#### RECORDED DATA ####

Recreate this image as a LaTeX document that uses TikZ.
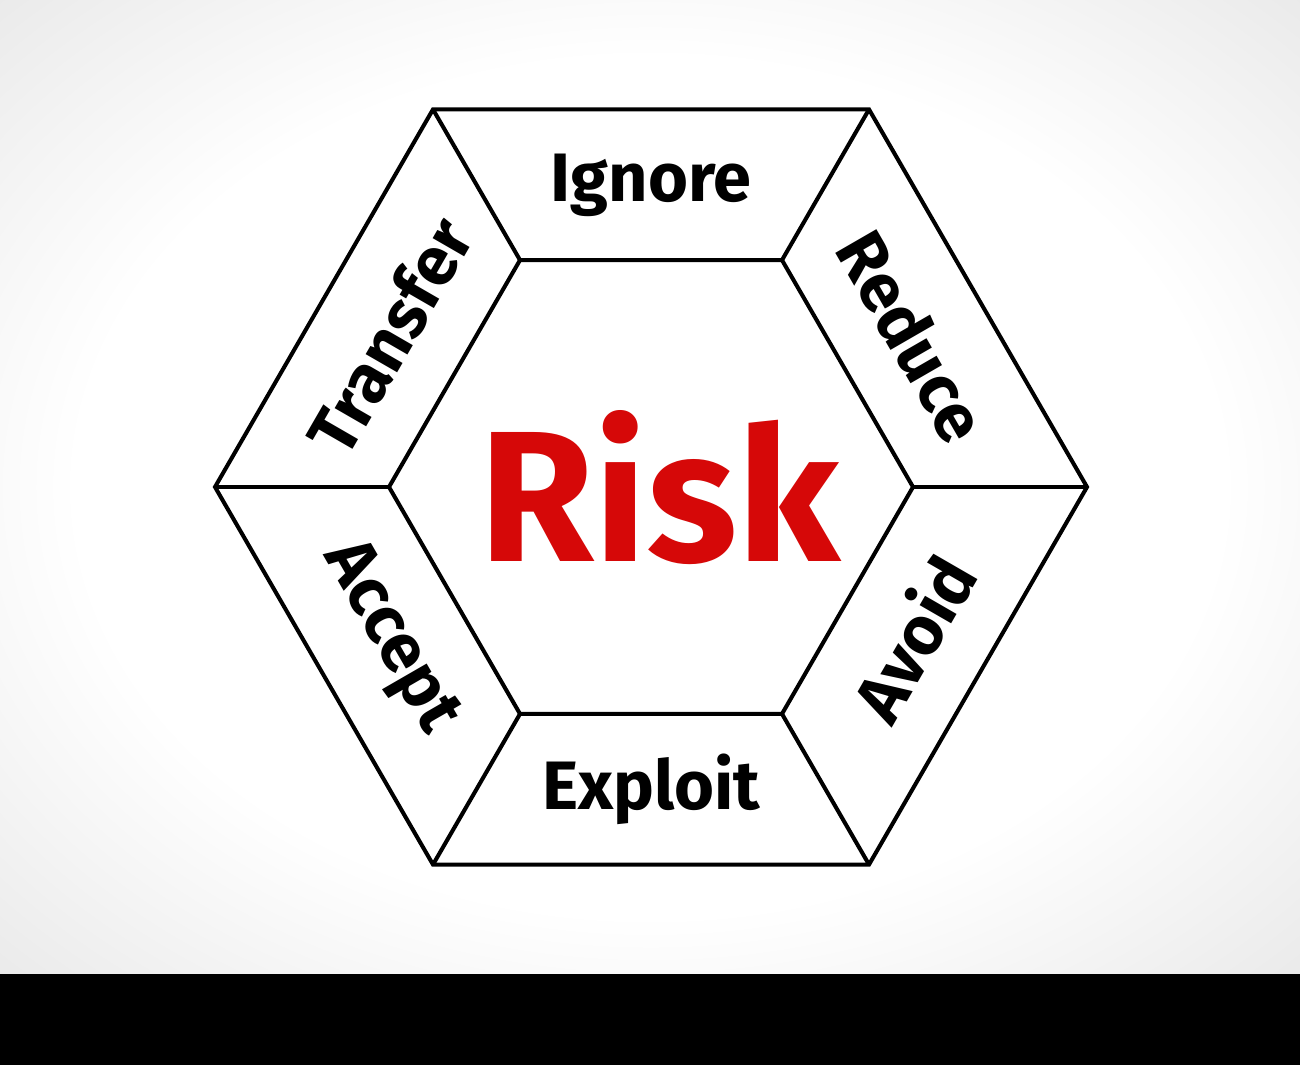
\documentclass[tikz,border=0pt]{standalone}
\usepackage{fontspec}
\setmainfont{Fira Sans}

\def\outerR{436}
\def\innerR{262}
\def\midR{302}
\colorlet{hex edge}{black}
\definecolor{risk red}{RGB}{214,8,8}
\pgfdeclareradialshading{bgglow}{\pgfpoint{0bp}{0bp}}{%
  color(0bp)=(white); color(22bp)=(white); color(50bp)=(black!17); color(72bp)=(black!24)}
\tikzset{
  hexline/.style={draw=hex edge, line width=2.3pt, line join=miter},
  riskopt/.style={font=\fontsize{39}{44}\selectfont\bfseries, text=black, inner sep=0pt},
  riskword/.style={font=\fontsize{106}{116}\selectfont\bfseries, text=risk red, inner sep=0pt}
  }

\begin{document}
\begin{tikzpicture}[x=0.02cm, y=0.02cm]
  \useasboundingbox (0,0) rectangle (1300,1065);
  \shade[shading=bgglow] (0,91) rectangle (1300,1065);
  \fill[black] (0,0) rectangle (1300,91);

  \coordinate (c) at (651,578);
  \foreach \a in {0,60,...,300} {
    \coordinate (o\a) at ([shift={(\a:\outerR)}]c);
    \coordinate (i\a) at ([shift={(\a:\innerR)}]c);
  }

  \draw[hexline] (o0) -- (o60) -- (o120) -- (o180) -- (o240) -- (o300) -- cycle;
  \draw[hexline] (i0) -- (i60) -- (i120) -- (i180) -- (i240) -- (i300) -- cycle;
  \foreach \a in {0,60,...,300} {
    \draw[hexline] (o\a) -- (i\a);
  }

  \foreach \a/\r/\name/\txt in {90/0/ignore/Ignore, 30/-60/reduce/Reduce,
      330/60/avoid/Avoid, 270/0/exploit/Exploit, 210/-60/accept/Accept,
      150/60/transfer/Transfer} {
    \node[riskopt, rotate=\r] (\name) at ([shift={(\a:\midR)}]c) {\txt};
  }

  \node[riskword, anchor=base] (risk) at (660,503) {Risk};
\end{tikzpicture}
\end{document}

####

Skip the images and write out the rest of the listing exactly.

Recreate this image as a LaTeX document that uses TikZ.
\documentclass[tikz,border=0pt]{standalone}
\usepackage{fontspec}
\setmainfont{Fira Sans}

\def\outerR{436}
\def\innerR{262}
\def\midR{302}
\colorlet{hex edge}{black}
\definecolor{risk red}{RGB}{214,8,8}
\pgfdeclareradialshading{bgglow}{\pgfpoint{0bp}{0bp}}{%
  color(0bp)=(white); color(22bp)=(white); color(50bp)=(black!17); color(72bp)=(black!24)}
\tikzset{
  hexline/.style={draw=hex edge, line width=2.3pt, line join=miter},
  riskopt/.style={font=\fontsize{39}{44}\selectfont\bfseries, text=black, inner sep=0pt},
  riskword/.style={font=\fontsize{106}{116}\selectfont\bfseries, text=risk red, inner sep=0pt}
  }

\begin{document}
\begin{tikzpicture}[x=0.02cm, y=0.02cm]
  \useasboundingbox (0,0) rectangle (1300,1065);
  \shade[shading=bgglow] (0,91) rectangle (1300,1065);
  \fill[black] (0,0) rectangle (1300,91);

  \coordinate (c) at (651,578);
  \foreach \a in {0,60,...,300} {
    \coordinate (o\a) at ([shift={(\a:\outerR)}]c);
    \coordinate (i\a) at ([shift={(\a:\innerR)}]c);
  }

  \draw[hexline] (o0) -- (o60) -- (o120) -- (o180) -- (o240) -- (o300) -- cycle;
  \draw[hexline] (i0) -- (i60) -- (i120) -- (i180) -- (i240) -- (i300) -- cycle;
  \foreach \a in {0,60,...,300} {
    \draw[hexline] (o\a) -- (i\a);
  }

  \foreach \a/\r/\name/\txt in {90/0/ignore/Ignore, 30/-60/reduce/Reduce,
      330/60/avoid/Avoid, 270/0/exploit/Exploit, 210/-60/accept/Accept,
      150/60/transfer/Transfer} {
    \node[riskopt, rotate=\r] (\name) at ([shift={(\a:\midR)}]c) {\txt};
  }

  \node[riskword, anchor=base] (risk) at (660,503) {Risk};
\end{tikzpicture}
\end{document}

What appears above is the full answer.